Not bad, but remember that Obama took office, the country was losing 700,000-800,000 jobs a month. Waldman takes that into account, and includes a one-year lag, so job stats that happened in the first year of a president's term is "credited" to the previous president. This would give the job losses of 2001 to Clinton instead of Dubya Bush, and give the 2009 job losses to Bush instead of Obama, for example. Take a look what happens when you do that.
This puts Obama in the same area as Reagan and Clinton for job growth, and Waldman says that Barack's standing could go even higher if job growth stays on track in 2016. And Waldman also notes the irony that GOP presidential candidates don't want to continue Obama policies, but instead go back to the supply-side BS of the 8 years prior to Obama's inauguration, which were terrible for job growth.

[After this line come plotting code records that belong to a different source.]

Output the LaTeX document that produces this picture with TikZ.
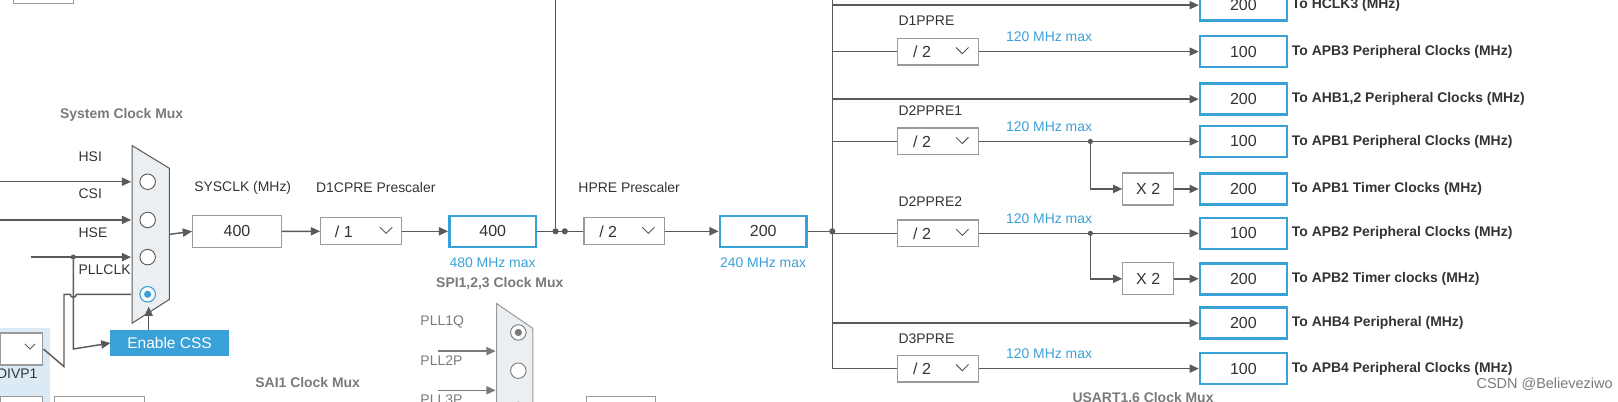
\documentclass[tikz,border=0pt]{standalone}
\usepackage{fontspec}
\setmainfont{Liberation Sans}
\usetikzlibrary{arrows.meta}
\definecolor{ln}{HTML}{5A5A5A}
\definecolor{bx}{HTML}{9A9A9A}
\definecolor{bl}{HTML}{3AA0D8}
\definecolor{tx}{HTML}{333333}
\definecolor{gl}{HTML}{7A7A7A}
\definecolor{mux}{HTML}{ECEFF2}
\definecolor{pan}{HTML}{DCEAF6}
\begin{document}
\begin{tikzpicture}[x=1pt,y=-1pt,
  wire/.style={draw=ln,line width=1.4pt},
  arr/.style={wire,-{Triangle[length=9pt,width=8pt]}},
  vf/.style={font=\fontsize{15.5}{15.5}\selectfont,text=tx},
  gbox/.style={draw=bx,line width=1.1pt,fill=white,minimum width=86pt,minimum height=31pt,inner sep=0,vf},
  bbox/.style={draw=bl,line width=2.4pt,fill=white,minimum width=84pt,minimum height=30pt,inner sep=0,vf},
  dd/.style={draw=bx,line width=1.1pt,fill=white,minimum width=78pt,minimum height=26pt,inner sep=0},
  lab/.style={font=\fontsize{13.5}{13.5}\selectfont,text=tx,anchor=west,inner sep=0},
  blab/.style={font=\fontsize{13.5}{13.5}\selectfont,text=bl,inner sep=0},
  rlab/.style={font=\bfseries\fontsize{13.5}{13.5}\selectfont,text=tx,anchor=west,inner sep=0},
  glab/.style={font=\bfseries\fontsize{13.5}{13.5}\selectfont,text=gl,inner sep=0},
  dot/.style={circle,fill=ln,inner sep=0,minimum size=6pt},
  rc/.style={circle,draw=ln,line width=0.9pt,fill=white,minimum size=15pt,inner sep=0}]
\useasboundingbox (0,0) rectangle (1567,388.4);
\clip (0,0) rectangle (1567,388.4);
% left panel
\fill[pan] (0,318) rectangle (48,401);
\node[dd,minimum width=41pt,minimum height=31pt,anchor=north west] (divp) at (0,322) {};
\draw[ln,line width=0.9pt] (24,333) -- (29,338) -- (34,333);
\node[lab] at (-3,362) {DIVP1};
\draw[bx,fill=white,line width=1.1pt] (0,384) rectangle (41,405);
\draw[bx,fill=white,line width=1.1pt] (53,384) rectangle (140,405);
\draw[bx,fill=white,line width=1.1pt] (13,-5) rectangle (71,3);
% system mux
\path[draw=ln,fill=mux,line width=1pt] (128,141) -- (164,163) -- (164,290) -- (128,313) -- cycle;
\node[rc] (c1) at (143,176) {};
\node[rc] (c2) at (143,213) {};
\node[rc] (c3) at (143,249) {};
\node[circle,draw=bl,line width=1.1pt,fill=white,minimum size=15pt,inner sep=0] (c4) at (143,285) {};
\fill[bl] (143,285) circle (3.5pt);
\node[glab,anchor=south west] at (58,118) {System Clock Mux};
\node[lab] at (76,152) {HSI};
\node[lab] at (76,188) {CSI};
\node[lab] at (76,225) {HSE};
\node[lab] at (76,261) {PLLCLK};
\coordinate (hsi) at (0,176);
\coordinate (csi) at (0,213);
\coordinate (hse) at (30,249);
\draw[arr] (hsi) -- (127,176);
\draw[arr] (csi) -- (127,213);
\draw[arr] (hse) -- (127,249);
\node[dot,minimum size=5pt] (hd) at (71,249) {};
\node[draw=bl,fill=bl,text=white,minimum width=114pt,minimum height=24pt,inner sep=0,font=\fontsize{15}{15}\selectfont,anchor=north west] (css) at (107,320) {Enable CSS};
\draw[arr] (hd) -- (71,338) -- (css.west);
\draw[wire] (divp.east) -- (62,355) -- (62,285) -- (68,285) arc (180:0:3) -- (127,285);
\draw[-{Triangle[length=9pt,width=8pt]},wire] (144,320) -- (144,297);
% main chain
\node[gbox,anchor=north west] (sys) at (186,208) {400};
\draw[arr] (164,227) -- (sys.west);
\node[lab] at (188,182) {SYSCLK (MHz)};
\node[lab] at (306,182) {D1CPRE Prescaler};
\node[dd,anchor=west] (d1c) at (310,224) {};
\node[vf] at (333,224) {/ 1};
\draw[ln,line width=0.9pt] (368,220) -- (374,226) -- (380,220);
\draw[arr] (sys.east) -- (d1c.west);
\node[bbox,anchor=west] (b400) at (434,224) {400};
\draw[arr] (d1c.east) -- (b400.west);
\node[blab] at (477,254) {480 MHz max};
\node[glab] at (484,275) {SPI1,2,3 Clock Mux};
\node[dot] (j1) at (538,224) {};
\node[dot] (j2) at (547,224) {};
\draw[wire] (b400.east) -- (j2);
\draw[wire] (j1) -- (538,0);
\node[lab] at (560,182) {HPRE Prescaler};
\node[dd,anchor=west] (hp) at (565,224) {};
\node[vf] at (589,224) {/ 2};
\draw[ln,line width=0.9pt] (622,220) -- (628,226) -- (634,220);
\draw[wire] (j2) -- (hp.west);
\node[bbox,anchor=west] (b200) at (696,224) {200};
\draw[arr] (hp.east) -- (b200.west);
\node[blab] at (739,254) {240 MHz max};
\node[dot] (j3) at (806,224) {};
\draw[wire] (b200.east) -- (j3);
\draw[wire] (806,0) -- (806,357);
% right rows
\foreach \y/\v/\t [count=\i] in {5/200/To HCLK3 (MHz),50/100/To APB3 Peripheral Clocks (MHz),96/200/To AHB1{,}2 Peripheral Clocks (MHz),137/100/To APB1 Peripheral Clocks (MHz),183/200/To APB1 Timer Clocks (MHz),226/100/To APB2 Peripheral Clocks (MHz),270/200/To APB2 Timer clocks (MHz),313/200/To AHB4 Peripheral (MHz),357/100/To APB4 Peripheral Clocks (MHz)}{
  \node[bbox,anchor=west] (r\i) at (1161,\y) {\v};
  \node[rlab] at (1251,\y) {\t};
}
\foreach \i/\y in {1/5,3/96,8/313}{\draw[arr] (806,\y) -- (r\i.west);}
\foreach \i/\y/\n/\ly [count=\k] in {2/50/D1PPRE/20,4/137/D2PPRE1/107,6/226/D2PPRE2/195,9/357/D3PPRE/328}{
  \node[dd,anchor=west] (p\k) at (869,\y) {};
  \node[vf] at (893,\y) {/ 2};
  \draw[ln,line width=0.9pt] (926,\y-4) -- (932,\y+2) -- (938,\y-4);
  \draw[wire] (806,\y) -- (p\k.west);
  \draw[arr] (p\k.east) -- (r\i.west);
  \node[lab] at (870,\ly) {\n};
  \node[blab] at (1016,\y-14) {120 MHz max};
}
\foreach \i/\y/\yy [count=\k] in {5/137/183,7/226/270}{
  \node[dot,minimum size=5pt] (b\k) at (1056,\y) {};
  \node[draw=bx,line width=1.1pt,minimum width=49pt,minimum height=31pt,inner sep=0,vf] (x\k) at (1112,\yy) {X 2};
  \draw[arr] (b\k) -- (1056,\yy) -- (x\k.west);
  \draw[arr] (x\k.east) -- (r\i.west);
}
% SPI mux
\path[draw=bx,fill=mux,line width=1pt] (481,420) -- (481,294) -- (516,318) -- (516,420);
\node[circle,draw=gl,line width=0.9pt,fill=white,minimum size=15pt,inner sep=0] at (502,322) {};
\fill[gl] (502,322) circle (3.5pt);
\node[circle,draw=gl,line width=0.9pt,fill=white,minimum size=15pt,inner sep=0] at (502,359) {};
\node[circle,draw=gl,line width=0.9pt,fill=white,minimum size=15pt,inner sep=0] at (502,397) {};
\node[lab,text=gl] at (407,312) {PLL1Q};
\node[lab,text=gl] at (407,349) {PLL2P};
\node[lab,text=gl] at (407,387) {PLL3P};
\coordinate (q1) at (424,340);
\coordinate (q2) at (424,378);
\draw[arr,draw=gl] (q1) -- (480,340);
\draw[arr,draw=gl] (q2) -- (480,378);
\draw[bx,fill=white,line width=1.1pt] (568,384) rectangle (635,405);
\node[glab] at (298,370) {SAI1 Clock Mux};
\node[glab] at (1107,386) {USART1,6 Clock Mux};
\node[font=\fontsize{14}{14}\selectfont,text=gl,anchor=east,inner sep=0] at (1562,372) {CSDN @Believeziwo};
\end{tikzpicture}
\end{document}
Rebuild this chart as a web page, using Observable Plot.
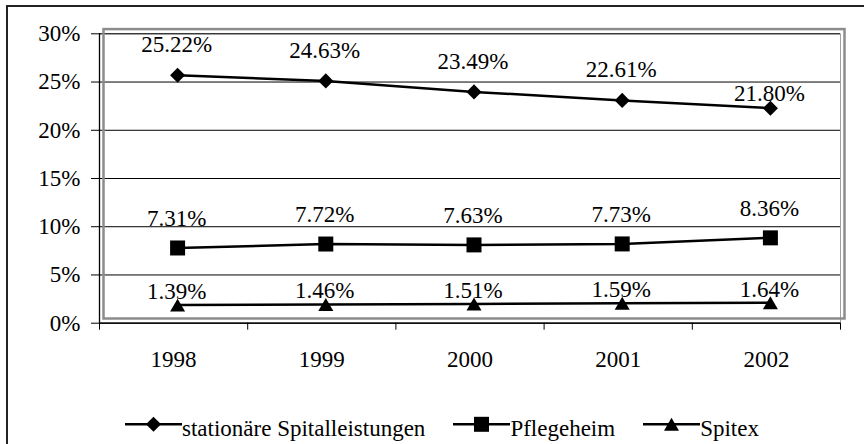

We don’t know what will happen this year; there could be another recession, or there could be an economic boom. But let’s assume for the moment that the economy goes along pretty much as it has been for the last few years. If we see the creation of just 200,000 jobs per month — not bad, but not spectacular either — that would add 2.4 million jobs to Obama’s total, giving him 16 million jobs created since the bottom of the Great Recession. That would put him right around the same total of job creation as Reagan, and somewhat less than Clinton. Even if we counted from the beginning of his presidency, he’d still have seen the creation of almost 12 million jobs. And in the last five years, the economy has averaged 2.3 million new jobs per year, which among these presidents only Clinton exceeded.And both in Wisconsin and in the U.S., we know these policies do not work, either for balancing the budget, or in job growth. So why the hell would anyone who believes in results want to put those clowns in power at a state or federal level?
So we can say definitively that no matter what else you think, you simply cannot say that Barack Obama hasn’t been a great president for job creation. There’s also no question, no matter how you measure it, about who the worst jobs president in recent history was: George W. Bush.
This isn’t just a matter for historians to mull over, because right now we’re in the midst of a presidential campaign, one in which — and I can’t stress this too emphatically — every Republican candidate is essentially promising to bring back George W. Bush’s economic policies. There is some variation in their particular plans, but all the candidates say basically the same thing: if we cut taxes (particularly for the wealthy) and scale back regulations, the economy will positively explode in a supernova of job creation and prosperity.